We must mourn, we must reflect, but we must also go forward as friends, neighbours, and respectful, loving fellow Canadians.

As I have said repeatedly in the House since I was first elected in 2008, I am passionately in favour of the legal protection of all Canadians from discrimination in any of its forms; I am passionately in favour of the legal protection of all Canadians from hate crimes; and I am proud of the laws that have evolved over the years and the reality that Canada is recognized around the world for our recognition of diversity and equality.

I am proud that the current Canadian Human Rights Act defends the principle:

all individuals should have an opportunity equal with other individuals to make for themselves the lives that they are able and wish to have and to have their needs accommodated, consistent with their duties and obligations as members of society, without being hindered in or prevented from doing so by discriminatory practices based on race, national or ethnic origin, colour, religion, age, sex, sexual orientation, marital status, family status, disability

The Conservative Party has long been the party of free speech and free expression. Conservatives do not support restrictions on legitimate freedom of speech, and we strongly support the fundamental right to freedom of expression. We must remember that it was the Conservative government that established the office of religious freedom under the leadership of Dr. Andrew Bennett in 2012. That office led the way internationally, as well as promoting Canadian values of tolerance and pluralism.

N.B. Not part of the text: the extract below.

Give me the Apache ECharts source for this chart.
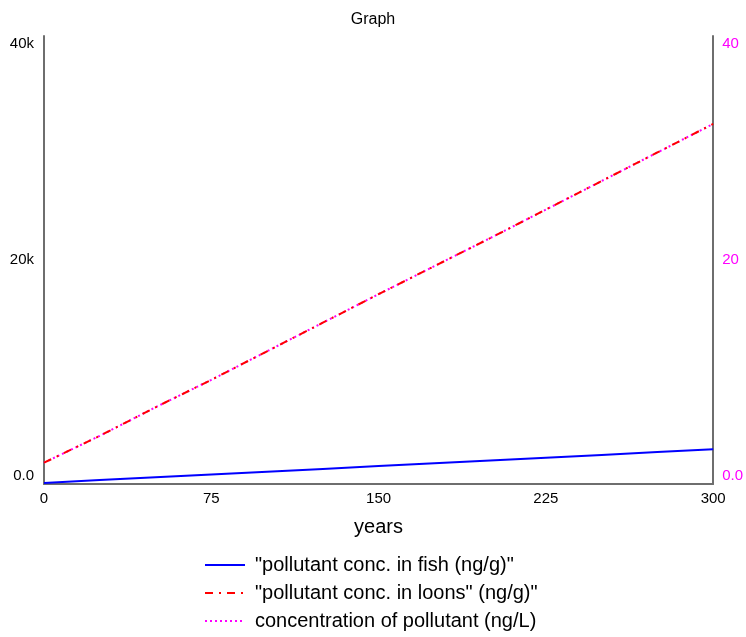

Regrettably, as we know, the Liberal government chose not to extend and strengthen the mandate of the office and the ambassador of religious freedom in budget 2016. As a result, Canada's voice on issues of religious tolerance in an increasingly intolerant world has been severely diminished.

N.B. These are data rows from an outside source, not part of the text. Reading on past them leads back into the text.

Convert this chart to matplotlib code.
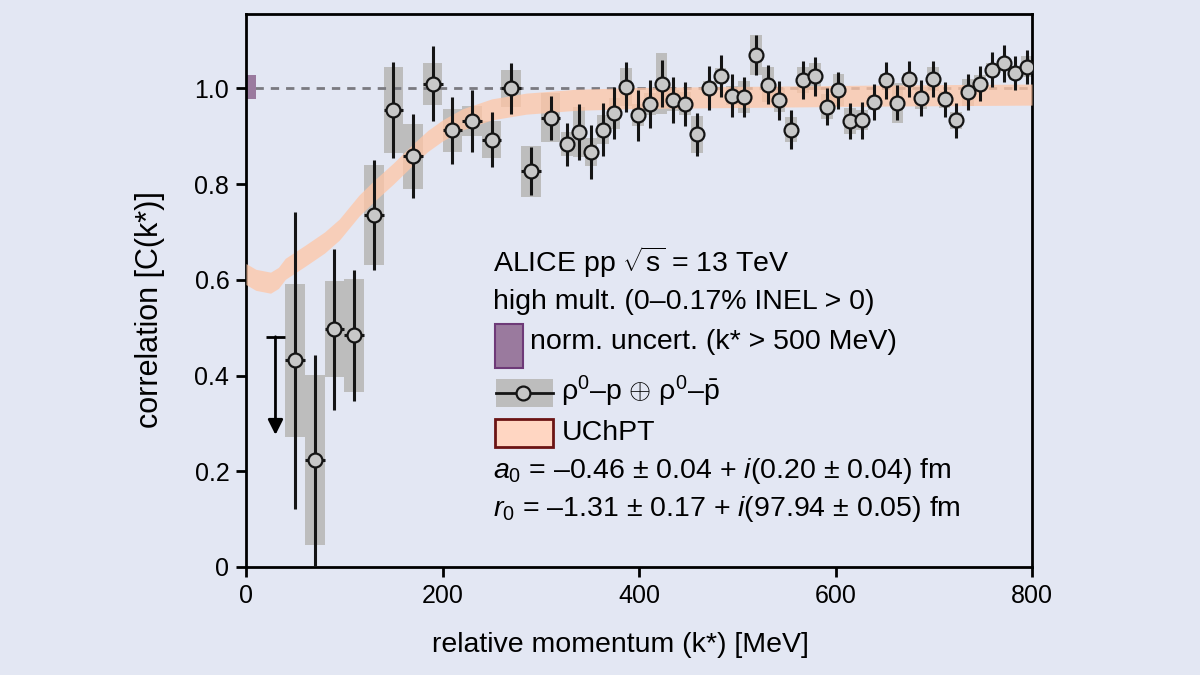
import numpy as np
import matplotlib
matplotlib.use("Agg")
import matplotlib.pyplot as plt
from matplotlib.patches import Rectangle

plt.rcParams["font.family"] = ["Liberation Sans", "DejaVu Sans"]
plt.rcParams["mathtext.fontset"] = "custom"
plt.rcParams["mathtext.rm"] = "Liberation Sans"
plt.rcParams["mathtext.it"] = "Liberation Sans:italic"

bg = "#e3e7f3"

# data points: k* (MeV), C(k*), stat err, syst err, bin width
k = [50, 70, 90, 110, 130, 150, 170, 190, 210, 230, 250, 270, 290, 310,
     327, 339, 351, 363, 375, 387, 399, 411, 423, 435, 447, 459, 471, 483,
     495, 507, 519, 531, 543, 555, 567, 579, 591, 603, 615, 627, 639, 651,
     663, 675, 687, 699, 711, 723, 735, 747, 759, 771, 783, 795]
corr = [0.432, 0.223, 0.497, 0.484, 0.735, 0.955, 0.858, 1.010, 0.912, 0.932,
        0.893, 1.000, 0.827, 0.939, 0.883, 0.909, 0.867, 0.914, 0.948, 1.003,
        0.944, 0.968, 1.010, 0.975, 0.968, 0.904, 1.000, 1.026, 0.985, 0.982,
        1.070, 1.008, 0.975, 0.914, 1.018, 1.025, 0.962, 0.996, 0.932, 0.933,
        0.971, 1.017, 0.970, 1.020, 0.980, 1.020, 0.977, 0.933, 0.992, 1.010,
        1.039, 1.052, 1.032, 1.045]
stat = [0.310, 0.220, 0.168, 0.137, 0.115, 0.100, 0.088, 0.078, 0.070, 0.064,
        0.058, 0.054, 0.050, 0.046, 0.045, 0.059, 0.057, 0.056, 0.054, 0.052,
        0.053, 0.050, 0.049, 0.048, 0.046, 0.045, 0.046, 0.044, 0.044, 0.042,
        0.042, 0.041, 0.041, 0.040, 0.040, 0.040, 0.038, 0.039, 0.038, 0.038,
        0.038, 0.039, 0.037, 0.037, 0.038, 0.037, 0.037, 0.037, 0.037, 0.036,
        0.037, 0.038, 0.036, 0.036]
syst = [0.160, 0.178, 0.100, 0.118, 0.105, 0.090, 0.068, 0.044, 0.045, 0.031,
        0.038, 0.039, 0.053, 0.051, 0.025, 0.052, 0.030, 0.030, 0.032, 0.039,
        0.023, 0.023, 0.063, 0.022, 0.024, 0.039, 0.016, 0.016, 0.019, 0.033,
        0.042, 0.037, 0.025, 0.026, 0.027, 0.028, 0.026, 0.033, 0.027, 0.021,
        0.016, 0.014, 0.042, 0.013, 0.023, 0.025, 0.018, 0.018, 0.028, 0.018,
        0.014, 0.012, 0.014, 0.022]
bin_w = [20] * 14 + [12] * 40

# upper limit for the first bin
limit_k = 30
limit_top = 0.481
limit_bottom = 0.276

# UChPT curve
model_k = [0, 10, 25, 33, 40, 60, 80, 95, 115, 130, 150, 170, 185, 200, 220,
           250, 285, 335, 400, 500, 650, 800]
model_c = [0.612, 0.600, 0.594, 0.604, 0.623, 0.650, 0.678, 0.705, 0.755,
           0.785, 0.822, 0.862, 0.890, 0.912, 0.935, 0.956, 0.968, 0.976,
           0.980, 0.982, 0.985, 0.987]
model_half = 0.022

norm_lo, norm_hi = 0.977, 1.027

k = np.array(k)
corr = np.array(corr)
stat = np.array(stat)
syst = np.array(syst)
bin_w = np.array(bin_w)

fig = plt.figure(figsize=(12, 6.75), dpi=100, facecolor=bg)
ax = fig.add_axes([0.205, 0.16, 0.655, 0.819], facecolor=bg)

# systematic boxes
ax.bar(k, 2 * syst, bottom=corr - syst, width=bin_w, color="#bdbdbd",
       linewidth=0, zorder=1)

ax.axhline(1.0, xmin=0.012, color="#7a7a80", lw=2, ls=(0, (3, 2.5)), zorder=2)
ax.bar([5], [norm_hi - norm_lo], bottom=norm_lo, width=10, color="#9a7a9e",
       linewidth=0, zorder=2)

mk = np.array(model_k)
mc = np.array(model_c)
ax.fill_between(mk, mc - model_half, mc + model_half, color="#ffc6a6",
                alpha=0.75, linewidth=0, zorder=3)

ax.errorbar(k, corr, yerr=stat, xerr=bin_w / 2, fmt="o", color="#151515",
            elinewidth=2.2, capsize=0, ms=10, mfc="#c8c8c8", mec="#151515",
            mew=1.6, zorder=4)

# upper limit arrow
ax.hlines(limit_top, limit_k - 10, limit_k + 10, color="black", lw=2, zorder=4)
ax.annotate("", xy=(limit_k, limit_bottom), xytext=(limit_k, limit_top),
            arrowprops=dict(arrowstyle="-|>,head_width=0.45,head_length=0.9",
                            color="black", lw=2, shrinkA=0, shrinkB=0),
            zorder=4)

ax.set_xlim(0, 800)
ax.set_ylim(0, 1.155)
ax.set_xticks([0, 200, 400, 600, 800])
ax.set_yticks([0, 0.2, 0.4, 0.6, 0.8, 1.0])
ax.set_yticklabels(["0", "0.2", "0.4", "0.6", "0.8", "1.0"])
ax.tick_params(direction="out", length=7, width=2, labelsize=18, pad=5,
               colors="black")
for s in ax.spines.values():
    s.set_linewidth(2)
ax.set_xlabel("relative momentum (k*) [MeV]", fontsize=20.5)
ax.xaxis.set_label_coords(0.476, -0.117)
ax.set_ylabel("correlation [C(k*)]", fontsize=22)
ax.yaxis.set_label_coords(-0.103, 0.465)

# legend / annotation block
fs = 20.5
tx = 251
ax.text(tx, 0.637, r"ALICE pp $\sqrt{\mathrm{s}}$ = 13 TeV", fontsize=fs, va="center")
ax.text(tx, 0.554, "high mult. (0–0.17% INEL > 0)", fontsize=fs, va="center")
ax.add_patch(Rectangle((253, 0.415), 29, 0.092, facecolor="#9a7a9e",
                       edgecolor="#6e3a78", lw=1.5, zorder=5))
ax.text(289, 0.470, "norm. uncert. (k* > 500 MeV)", fontsize=fs, va="center")
ax.add_patch(Rectangle((254, 0.335), 58, 0.057, facecolor="#bdbdbd",
                       edgecolor="none", zorder=5))
ax.plot([254, 312], [0.3635, 0.3635], color="#151515", lw=2, zorder=6)
ax.plot([282], [0.3635], "o", ms=10, mfc="#c8c8c8", mec="#151515", mew=1.6,
        zorder=7)
ax.text(321, 0.366, r"ρ$^{0}$–p $\oplus$ ρ$^{0}$–$\bar{\mathrm{p}}$",
        fontsize=fs, va="center")
ax.add_patch(Rectangle((253.5, 0.250), 59, 0.060, facecolor="#ffd6c2",
                       edgecolor="#6b1414", lw=2, zorder=5))
ax.text(321, 0.281, "UChPT", fontsize=fs, va="center")
ax.text(tx, 0.201, r"$a_{\mathit{0}}$ = –0.46 ± 0.04 + $i$(0.20 ± 0.04) fm",
        fontsize=fs, va="center")
ax.text(tx, 0.121, r"$r_{\mathit{0}}$ = –1.31 ± 0.17 + $i$(97.94 ± 0.05) fm",
        fontsize=fs, va="center")

fig.savefig("out.png", dpi=100, facecolor=bg)
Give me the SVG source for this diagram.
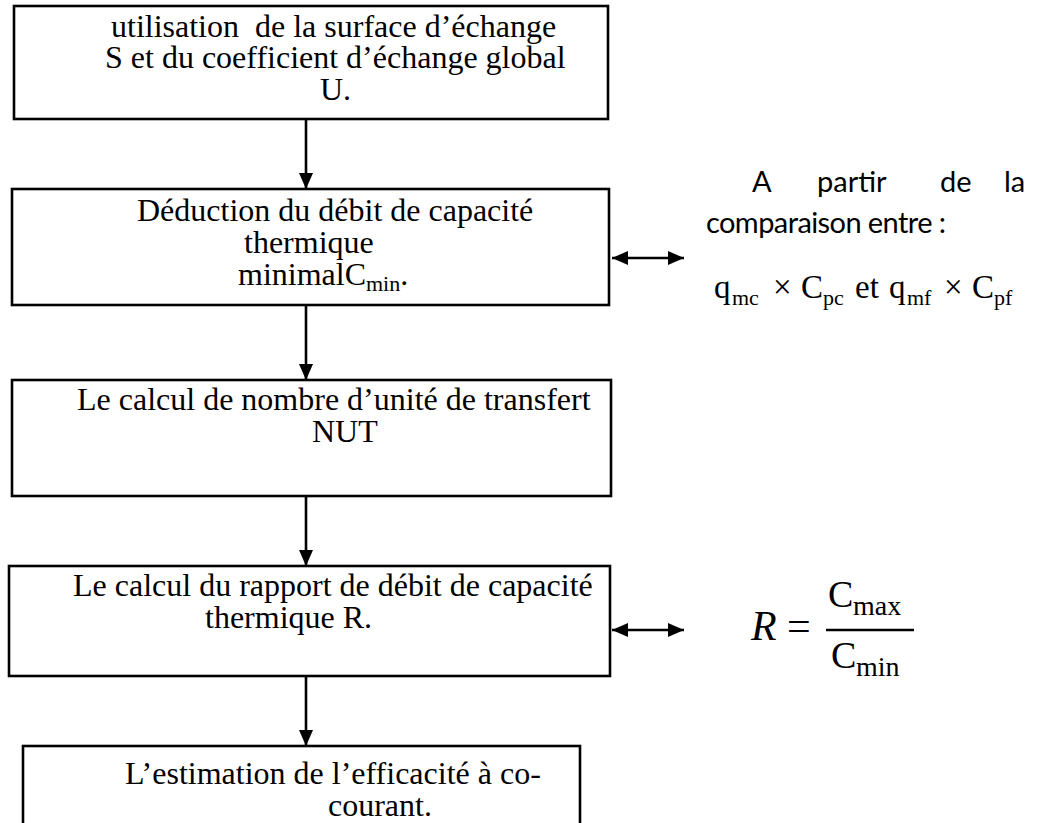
<svg xmlns="http://www.w3.org/2000/svg" width="1042" height="823" viewBox="0 0 1042 823">
<defs>
<marker id="ah" viewBox="0 0 16 14" refX="16" refY="7" markerWidth="16" markerHeight="14" markerUnits="userSpaceOnUse" orient="auto-start-reverse">
<path d="M0,0 L16,7 L0,14 Z" fill="#000"/>
</marker>
</defs>
<style>
.box{fill:#fff;stroke:#000;stroke-width:2.6}
.t{font-family:"Liberation Serif","Times New Roman",serif;font-size:32px;fill:#000}
.s{font-size:22px}
.c{font-family:Lato,"Liberation Sans",sans-serif;font-size:29px;fill:#000}
.m{font-family:"Liberation Serif","Times New Roman",serif;fill:#000}
.ln{stroke:#000;stroke-width:2.6;fill:none}
</style>
<rect width="1042" height="823" fill="#fff"/>
<g id="connectors">
<line class="ln" x1="306" y1="120" x2="306" y2="189" marker-end="url(#ah)"/>
<line class="ln" x1="306" y1="306" x2="306" y2="380" marker-end="url(#ah)"/>
<line class="ln" x1="306" y1="497" x2="306" y2="566" marker-end="url(#ah)"/>
<line class="ln" x1="306" y1="677" x2="306" y2="746" marker-end="url(#ah)"/>
<line class="ln" x1="612" y1="258" x2="684" y2="258" marker-start="url(#ah)" marker-end="url(#ah)"/>
<line class="ln" x1="612" y1="630" x2="684" y2="630" marker-start="url(#ah)" marker-end="url(#ah)"/>
</g>
<g id="node1">
<rect class="box" x="14" y="6" width="594" height="113"/>
<text class="t" x="111" y="37" xml:space="preserve">utilisation  de la surface d’échange</text>
<text class="t" x="105" y="68">S et du coefficient d’échange global</text>
<text class="t" x="320" y="100">U.</text>
</g>
<g id="node2">
<rect class="box" x="12" y="189" width="597" height="116"/>
<text class="t" x="137" y="221">Déduction du débit de capacité</text>
<text class="t" x="244" y="253">thermique</text>
<text class="t" x="238" y="285">minimalC<tspan class="s" dy="6">min</tspan><tspan dy="-6">.</tspan></text>
</g>
<g id="note1">
<text class="c" x="752" y="192">A</text>
<text class="c" x="817" y="192">partir</text>
<text class="c" x="940" y="192">de</text>
<text class="c" x="1004" y="192">la</text>
<text class="c" x="706" y="233" textLength="240">comparaison entre :</text>
<g class="m">
<text x="714" y="298" font-size="33">q</text>
<text x="732" y="305" font-size="22">mc</text>
<text x="773" y="298" font-size="33">×</text>
<text x="801" y="298" font-size="33">C</text>
<text x="823" y="305" font-size="22">pc</text>
<text x="855" y="298" font-size="33">et</text>
<text x="889" y="298" font-size="33">q</text>
<text x="907" y="305" font-size="22">mf</text>
<text x="944" y="298" font-size="33">×</text>
<text x="972" y="298" font-size="33">C</text>
<text x="994" y="305" font-size="22">pf</text>
</g>
</g>
<g id="node3">
<rect class="box" x="12" y="380" width="599" height="116"/>
<text class="t" x="77" y="410">Le calcul de nombre d’unité de transfert</text>
<text class="t" x="312" y="442">NUT</text>
</g>
<g id="node4">
<rect class="box" x="9" y="566" width="601" height="110"/>
<text class="t" x="73" y="596">Le calcul du rapport de débit de capacité</text>
<text class="t" x="205" y="628">thermique R.</text>
</g>
<g id="note2" class="m">
<text x="751" y="640" font-size="42" font-style="italic">R</text>
<text x="787" y="640" font-size="42">=</text>
<line x1="826" y1="630" x2="914" y2="630" stroke="#000" stroke-width="2.6"/>
<text x="828" y="607" font-size="38">C</text>
<text x="853" y="615" font-size="28">max</text>
<text x="831" y="668" font-size="38">C</text>
<text x="856" y="676" font-size="28">min</text>
</g>
<g id="node5">
<rect class="box" x="23" y="746" width="557" height="100"/>
<text class="t" x="125" y="784">L’estimation de l’efficacité à co-</text>
<text class="t" x="328" y="816">courant.</text>
</g>
</svg>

Just as I said that I believe that eternal vigilance is the price of freedom, so too is eternal vigilance essential in the fight against discrimination, hate, and fear. Many motions put before the House over the years have pledged to recognize that Canadian society is not immune to these worst tendencies of human nature and urged efforts to reduce or, ideally, eliminate all forms of discrimination in Canada. Again, as the motion before us stipulates, we must “condemn all forms of systemic racism, religious intolerance, and discrimination”. As well, the motion directs the Standing Committee on Canadian Heritage to study how the government might develop a whole-of-government approach to better address the terrible recurring societal disorders we have discussed today.

Reduction or elimination of all forms of discrimination is a massive challenge, but we cannot give up. We must not stop trying. This motion just might move our wonderful country closer to achieving the dream I know we all share in the House of a fully inclusive, respectful, and loving society.